Frequently Asked Questions

Which trading app is truly the cheapest?

There’s no single “cheapest” app for everyone. The cheapest app for a frequent options trader (likely one with no per-contract fees) is different from the cheapest for a long-term, buy-and-hold investor (who might prioritize zero account maintenance or transfer fees).

Are “commission-free” apps a scam?

No, they aren’t a scam, but the term can be misleading. They are legitimate businesses that have found other ways to generate revenue, primarily through the bid-ask spread (PFOF), margin lending, and premium subscriptions.
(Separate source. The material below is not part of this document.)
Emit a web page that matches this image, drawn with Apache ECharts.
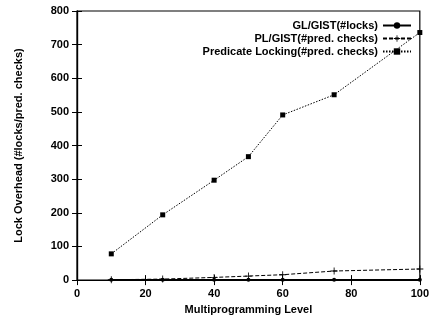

Understanding their business model is key.

How can I find an app’s complete list of fees?

Look for a link in the website’s footer labeled “Pricing,” “Commissions & Fees,” or “Fee Schedule.” This document is the legally required, comprehensive list of every potential cost and is your most reliable source of information.

What is the single most overlooked trading cost for beginners?

The bid-ask spread. Because it’s not a direct fee deducted from your account, most new traders don’t even realize it’s a cost they are paying on every single trade. For very active traders, the impact of the spread can be even larger than traditional commissions.